What Does It Mean to Levy a Bank Account?
A bank account levy can seize your funds. Understand this legal process, its implications, and the steps you can take to navigate it effectively.
A bank account levy can seize your funds. Understand this legal process, its implications, and the steps you can take to navigate it effectively.
A bank account levy is a legal action allowing a creditor to seize funds directly from a debtor’s bank account to satisfy an unpaid debt. This process represents a serious legal tool used for debt collection. It can significantly impact an individual’s financial stability by restricting access to their money.
A bank account levy is also known as a bank garnishment or bank attachment. This action is typically initiated by a judgment creditor, which is an individual or entity owed money after a court ruling. Government agencies, such as those collecting unpaid taxes or child support, can also initiate such actions. The bank holding the funds acts as a third party and is legally obligated to comply with the court order or official directive.
A creditor generally must first sue the debtor and obtain a court judgment. After securing this judgment, the creditor must then obtain a “writ of execution” or “garnishment order” from the court. This writ authorizes a law enforcement officer to enforce the judgment by levying assets, including bank accounts. This writ is then formally served on the bank where the debtor’s funds are held. Some government agencies, like the Internal Revenue Service, may not require a prior court judgment for certain types of levies, though they are typically required to provide advance notice.
Certain types of funds are legally protected from bank account levies by federal or state law. These protected categories commonly include Social Security benefits, Supplemental Security Income (SSI), and Veterans’ benefits. Other exempt funds often include unemployment benefits, public assistance, child support or alimony payments, and certain pension benefits. A portion of wages may also be protected, especially if direct-deposited, though the specific amount can vary. These protections often require the debtor to take specific action to claim the exemption.
Upon receiving a levy order, the bank is legally required to freeze the amount specified in the order. If the exact amount is unknown or exceeds the current balance, the entire account balance may be frozen. The bank will then typically notify the account holder that their account has been levied, specifying the amount frozen and the levying creditor. Banks usually hold the frozen funds for a specific period, often between 10 to 21 days, before transferring them to the levying creditor. This holding period allows the debtor time to respond to the levy.
If your bank account has been levied, reviewing the levy notice and any accompanying legal documents is a first step to understand who initiated the levy and for what amount. Next, determine if any of the frozen funds are exempt based on their source, such as Social Security or disability benefits. To protect these funds, you must typically file a “claim of exemption” with the court or relevant agency within a specified timeframe, often 15 to 20 days from receiving the notice. This process usually involves completing a specific form, such as a “Claim of Exemption” form, and providing documentation like bank statements to prove the source of the funds.
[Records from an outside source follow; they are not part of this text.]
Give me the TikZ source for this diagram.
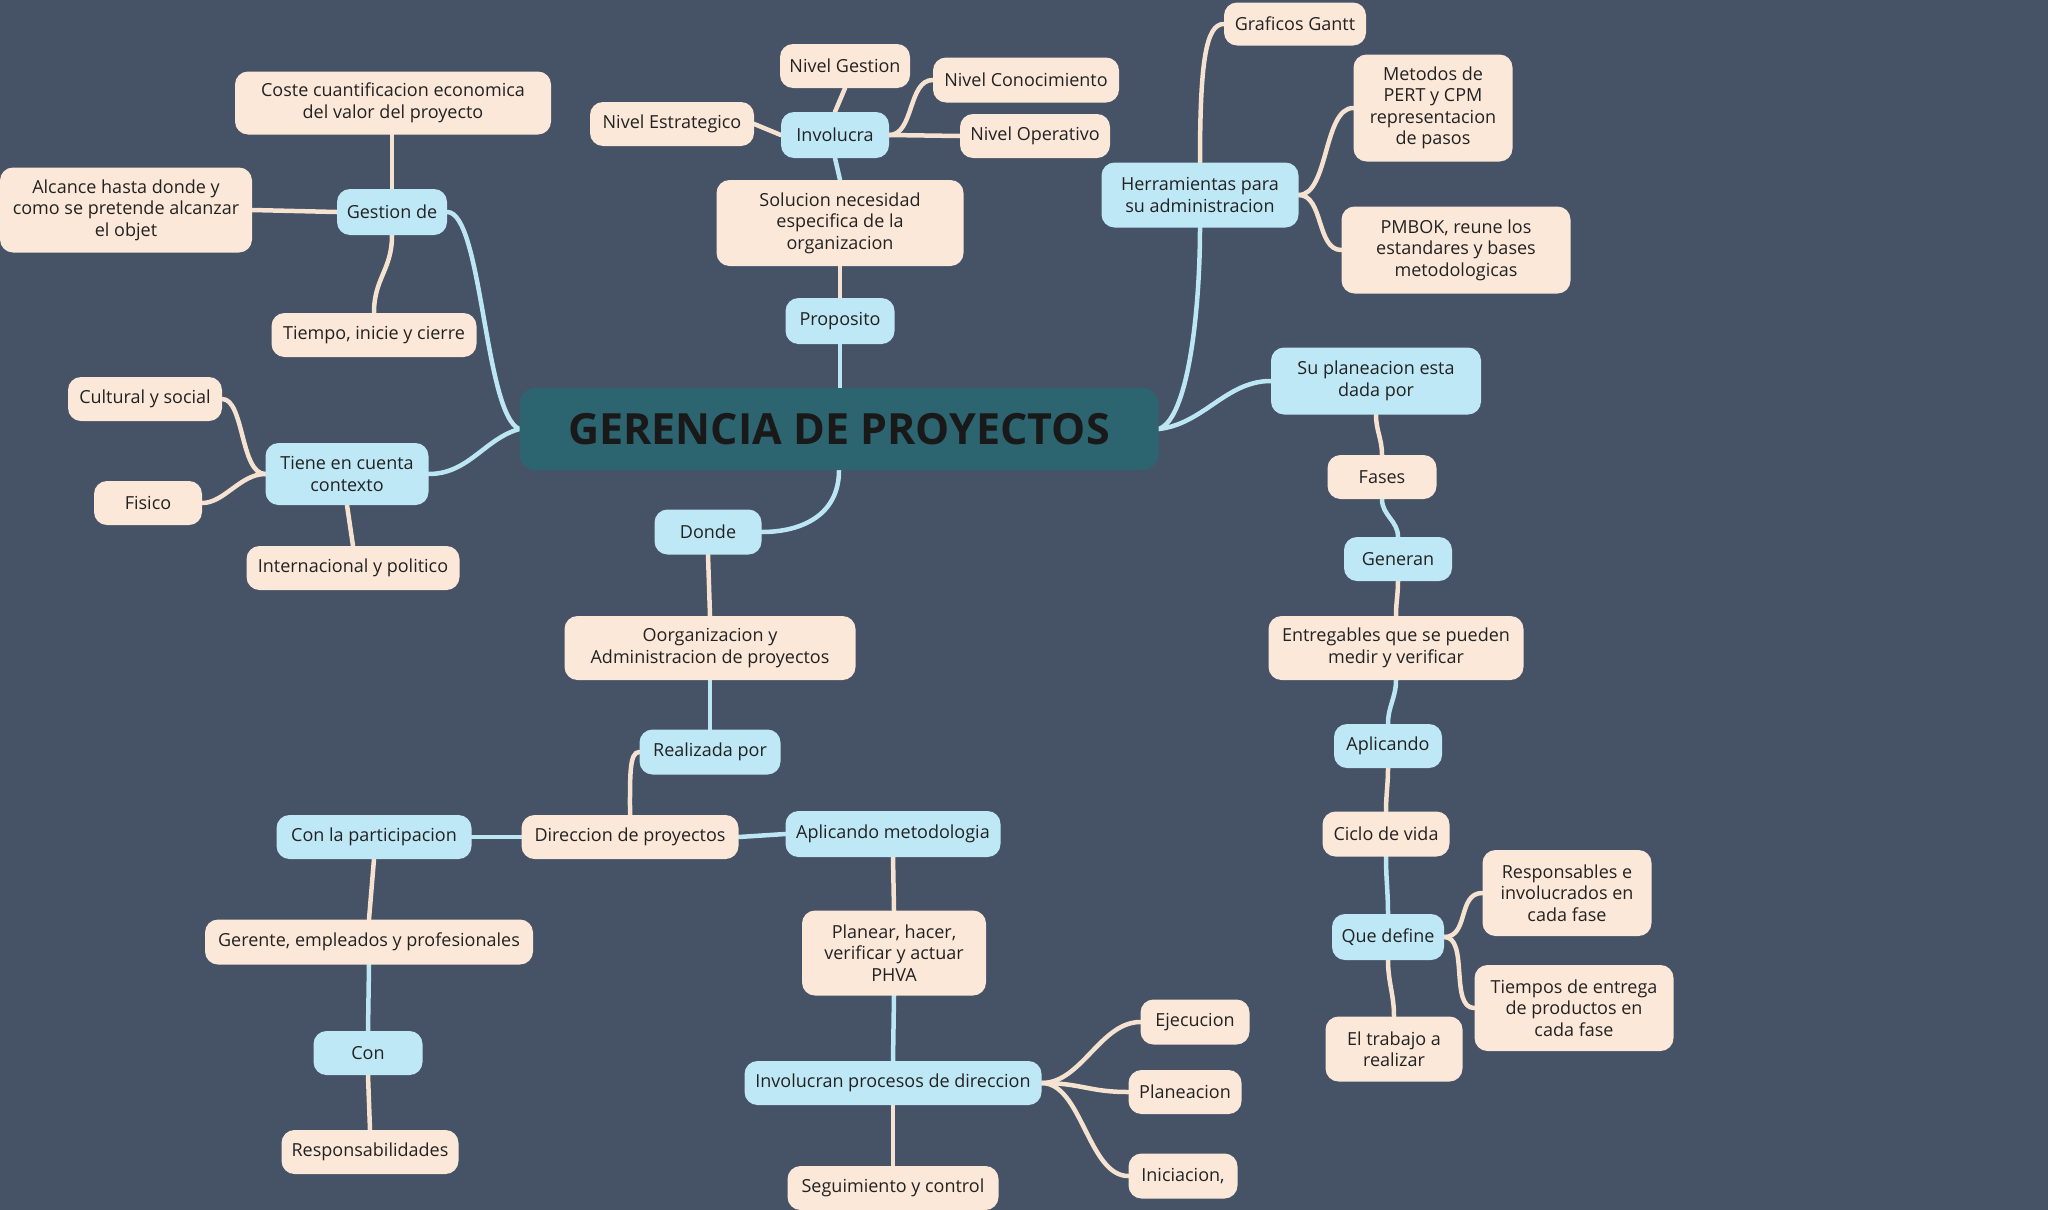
\documentclass[tikz,border=0pt]{standalone}
\usepackage{fontspec}
\setmainfont{Open Sans}
\usetikzlibrary{backgrounds}
\definecolor{bgc}{HTML}{465266}
\definecolor{peachc}{HTML}{FBE8D9}
\definecolor{bluec}{HTML}{BEE8F6}
\definecolor{centc}{HTML}{2C6470}
\definecolor{txtc}{HTML}{222222}
\definecolor{pedge}{HTML}{F5E2D0}
\definecolor{bedgec}{HTML}{BDE6F5}
\tikzset{
  box/.style={rounded corners=13pt, inner sep=1pt, align=center, text=txtc,
    font=\fontsize{18}{21.5}\selectfont},
  pbox/.style={box, fill=peachc},
  bbox/.style={box, fill=bluec},
  pe/.style={draw=pedge, line width=4.5pt, line cap=round},
  be/.style={draw=bedgec, line width=4.5pt, line cap=round},
}
\newcommand{\bx}[6]{\node[#1, minimum width=#4pt, minimum height=#5pt] (#2) at (#3) {#6};}
\begin{document}
\begin{tikzpicture}[x=1pt,y=-1pt]
\begin{pgfonlayer}{background}
\fill[bgc] (0,0) rectangle (2048,1210);
\end{pgfonlayer}
\useasboundingbox (0,0) rectangle (2048,1210);

% central
\node[rounded corners=16pt, fill=centc, minimum width=639pt, minimum height=82pt,
  font=\fontsize{43}{48}\bfseries\selectfont, text=black!90] (c) at (839,429) {GERENCIA DE PROYECTOS};

% left upper
\bx{pbox}{coste}{393,103}{316}{63}{Coste cuantificacion economica\\del valor del proyecto}
\bx{pbox}{alc}{126,210}{252}{85}{Alcance hasta donde y\\como se pretende alcanzar\\el objet}
\bx{bbox}{gest}{392,212}{110}{46}{Gestion de}
\bx{pbox}{tiempo}{374,335}{205}{44}{Tiempo, inicie y cierre}
\bx{pbox}{cult}{145,399}{154}{44}{Cultural y social}
\bx{bbox}{tiene}{347,474}{163}{62}{Tiene en cuenta\\contexto}
\bx{pbox}{fis}{148,503}{108}{44}{Fisico}
\bx{pbox}{intl}{353,568}{213}{44}{Internacional y politico}

% top middle
\bx{pbox}{ng}{845,66}{130}{44}{Nivel Gestion}
\bx{pbox}{estr}{672,124}{164}{44}{Nivel Estrategico}
\bx{bbox}{inv}{835,135}{108}{46}{Involucra}
\bx{pbox}{conoc}{1026,80}{186}{45}{Nivel Conocimiento}
\bx{pbox}{oper}{1035,136}{150}{44}{Nivel Operativo}
\bx{pbox}{sol}{840,223}{247}{86}{Solucion necesidad\\especifica de la\\organizacion}
\bx{bbox}{prop}{840,321}{109}{46}{Proposito}

% top right
\bx{pbox}{gantt}{1295,24}{142}{43}{Graficos Gantt}
\bx{pbox}{met}{1433,108}{159}{107}{Metodos de\\PERT y CPM\\representacion\\de pasos}
\bx{bbox}{herr}{1200,195}{197}{65}{Herramientas para\\su administracion}
\bx{pbox}{pmb}{1456,250}{229}{87}{PMBOK, reune los\\estandares y bases\\metodologicas}
\bx{bbox}{sp}{1376,381}{210}{67}{Su planeacion esta\\dada por}

% right column
\bx{pbox}{fases}{1382,477}{109}{44}{Fases}
\bx{bbox}{gen}{1398,559}{108}{44}{Generan}
\bx{pbox}{entr}{1396,648}{255}{64}{Entregables que se pueden\\medir y verificar}
\bx{bbox}{apl}{1388,746}{108}{44}{Aplicando}
\bx{pbox}{ciclo}{1386,834}{127}{45}{Ciclo de vida}
\bx{bbox}{qd}{1388,937}{112}{46}{Que define}
\bx{pbox}{resp}{1567,893}{169}{86}{Responsables e\\involucrados en\\cada fase}
\bx{pbox}{tent}{1574,1008}{199}{86}{Tiempos de entrega\\de productos en\\cada fase}
\bx{pbox}{trab}{1394,1049}{137}{65}{El trabajo a\\realizar}

% bottom middle
\bx{bbox}{donde}{708,532}{107}{45}{Donde}
\bx{pbox}{oorg}{710,648}{291}{64}{Oorganizacion y\\Administracion de proyectos}
\bx{bbox}{real}{710,752}{141}{45}{Realizada por}
\bx{pbox}{dir}{630,837}{217}{44}{Direccion de proyectos}
\bx{bbox}{conp}{374,837}{195}{44}{Con la participacion}
\bx{bbox}{apm}{893,834}{215}{46}{Aplicando metodologia}
\bx{pbox}{ger}{369,942}{328}{45}{Gerente, empleados y profesionales}
\bx{bbox}{con}{368,1053}{109}{44}{Con}
\bx{pbox}{respb}{370,1152}{177}{44}{Responsabilidades}
\bx{pbox}{plan}{894,953}{184}{85}{Planear, hacer,\\verificar y actuar\\PHVA}
\bx{bbox}{invp}{893,1083}{297}{44}{Involucran procesos de direccion}
\bx{pbox}{seg}{893,1188}{211}{44}{Seguimiento y control}
\bx{pbox}{ejec}{1195,1022}{109}{45}{Ejecucion}
\bx{pbox}{planc}{1185,1092}{113}{44}{Planeacion}
\bx{pbox}{inic}{1183,1176}{109}{45}{Iniciacion,}

\begin{pgfonlayer}{background}
% from central
\draw[be] (c.west) .. controls +(-35,-15) and +(35,0) .. (gest.east);
\draw[be] (c.west) .. controls +(-35,10) and +(40,0) .. (tiene.east);
\draw[be] (c.north -| prop.south) -- (prop.south);
\draw[be] (c.south) .. controls +(0,45) and +(40,0) .. (donde.east);
\draw[be] (c.east) .. controls +(30,-10) and +(0,80) .. (herr.south);
\draw[be] (c.east) .. controls +(45,-5) and +(-45,0) .. (sp.west);
% gestion
\draw[pe] (gest.north) -- (coste.south -| gest.north);
\draw[pe] (gest.west) -- (alc.east);
\draw[pe] (gest.south) .. controls +(0,35) and +(0,-35) .. (tiempo.north);
% tiene
\draw[pe] (tiene.west) .. controls +(-25,0) and +(22,0) .. (cult.east);
\draw[pe] (tiene.west) .. controls +(-25,0) and +(22,0) .. (fis.east);
\draw[pe] (tiene.south) -- (intl.north);
% proposito
\draw[pe] (prop.north) -- (sol.south);
\draw[be] (sol.north) -- (inv.south);
\draw[pe] (inv.north) -- (ng.south);
\draw[pe] (inv.west) -- (estr.east);
\draw[pe] (inv.east) .. controls +(25,0) and +(-25,0) .. (conoc.west);
\draw[pe] (inv.east) -- (oper.west);
% herramientas
\draw[pe] (herr.north) .. controls +(0,-100) and +(-18,0) .. (gantt.west);
\draw[pe] (herr.east) .. controls +(30,0) and +(-30,0) .. (met.west);
\draw[pe] (herr.east) .. controls +(25,0) and +(-25,0) .. (pmb.west);
% planeacion chain
\draw[pe] (sp.south) to[out=-90,in=90] (fases.north);
\draw[be] (fases.south) to[out=-90,in=90] (gen.north);
\draw[pe] (gen.south) to[out=-90,in=90] (entr.north);
\draw[be] (entr.south) to[out=-90,in=90] (apl.north);
\draw[pe] (apl.south) to[out=-90,in=90] (ciclo.north);
\draw[be] (ciclo.south) to[out=-90,in=90] (qd.north);
\draw[pe] (qd.east) .. controls +(25,0) and +(-25,0) .. (resp.west);
\draw[pe] (qd.east) .. controls +(25,0) and +(-25,0) .. (tent.west);
\draw[pe] (qd.south) to[out=-90,in=90] (trab.north);
% donde chain
\draw[pe] (donde.south) -- (oorg.north);
\draw[be] (oorg.south) -- (real.north);
\draw[pe] (real.west) .. controls +(-10,0) and +(0,-40) .. (dir.north);
\draw[be] (dir.west) -- (conp.east);
\draw[be] (dir.east) -- (apm.west);
\draw[pe] (conp.south) -- (ger.north);
\draw[be] (ger.south) -- (con.north);
\draw[pe] (con.south) -- (respb.north);
\draw[pe] (apm.south) -- (plan.north);
\draw[be] (plan.south) -- (invp.north);
\draw[pe] (invp.south) -- (seg.north);
\draw[pe] (invp.east) .. controls +(40,0) and +(-40,0) .. (ejec.west);
\draw[pe] (invp.east) .. controls +(40,0) and +(-40,0) .. (planc.west);
\draw[pe] (invp.east) .. controls +(40,0) and +(-40,0) .. (inic.west);
\end{pgfonlayer}
\end{tikzpicture}
\end{document}
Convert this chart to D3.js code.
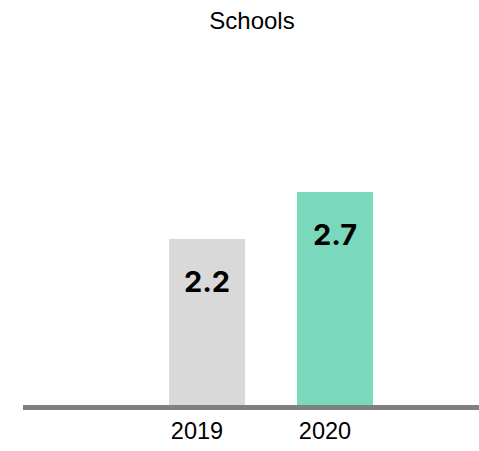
<!DOCTYPE html>
<html><head><meta charset="utf-8">
<script src="https://cdn.jsdelivr.net/npm/d3@7"></script>
<style>body{margin:0;background:#fff}svg{display:block}</style>
</head><body>
<script>
const title = "Schools";
const years = ["2019", "2020"];
const values = [2.2, 2.7];
const colors = ["#d9d9d9", "#7ad9bd"];

const W = 479, H = 451;
const svg = d3.select("body").append("svg").attr("width", W).attr("height", H);

const x = d3.scaleBand().domain(years).range([143, 399])
  .paddingInner(0.40625).paddingOuter(0.203125);
const y = d3.scaleLinear().domain([0.434, 3.0]).range([405, 163.8]);

svg.append("text").attr("x", 252).attr("y", 29).attr("text-anchor", "middle")
  .attr("font-family", "Liberation Sans, Arial, sans-serif").attr("font-size", 24)
  .attr("fill", "#000").text(title);

svg.selectAll("rect.bar").data(years).join("rect").attr("class", "bar")
  .attr("x", d => x(d)).attr("width", x.bandwidth())
  .attr("y", (d, i) => y(values[i])).attr("height", (d, i) => y(y.domain()[0]) - y(values[i]))
  .attr("fill", (d, i) => colors[i]);

svg.selectAll("text.val").data(years).join("text").attr("class", "val")
  .attr("x", d => x(d) + x.bandwidth() / 2)
  .attr("y", (d, i) => y(values[i]) + 53)
  .attr("text-anchor", "middle")
  .attr("font-family", "Inter, sans-serif").attr("font-weight", 700).attr("font-size", 29)
  .attr("fill", "#000").text((d, i) => values[i].toFixed(1));

svg.append("line").attr("x1", 23).attr("x2", 479).attr("y1", 407.5).attr("y2", 407.5)
  .attr("stroke", "#808080").attr("stroke-width", 5);

const axis = d3.axisBottom(x).tickSize(0).tickPadding(0);
const g = svg.append("g").attr("transform", "translate(0,439)").call(axis);
g.select(".domain").remove();
g.selectAll("text").attr("dy", 0).attr("dx", -10)
  .attr("font-family", "Liberation Sans, Arial, sans-serif").attr("font-size", 23.5).attr("fill", "#000");
</script>
</body></html>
You may also consider contacting the levying creditor or their attorney to discuss potential payment arrangements or to dispute the debt if it is incorrect. Seeking legal advice from an attorney specializing in debt collection or consumer law is highly recommended, especially if the amount is substantial, the debt is disputed, or if claiming exemptions appears complex. Continuously monitoring your bank account for further activity is also advisable.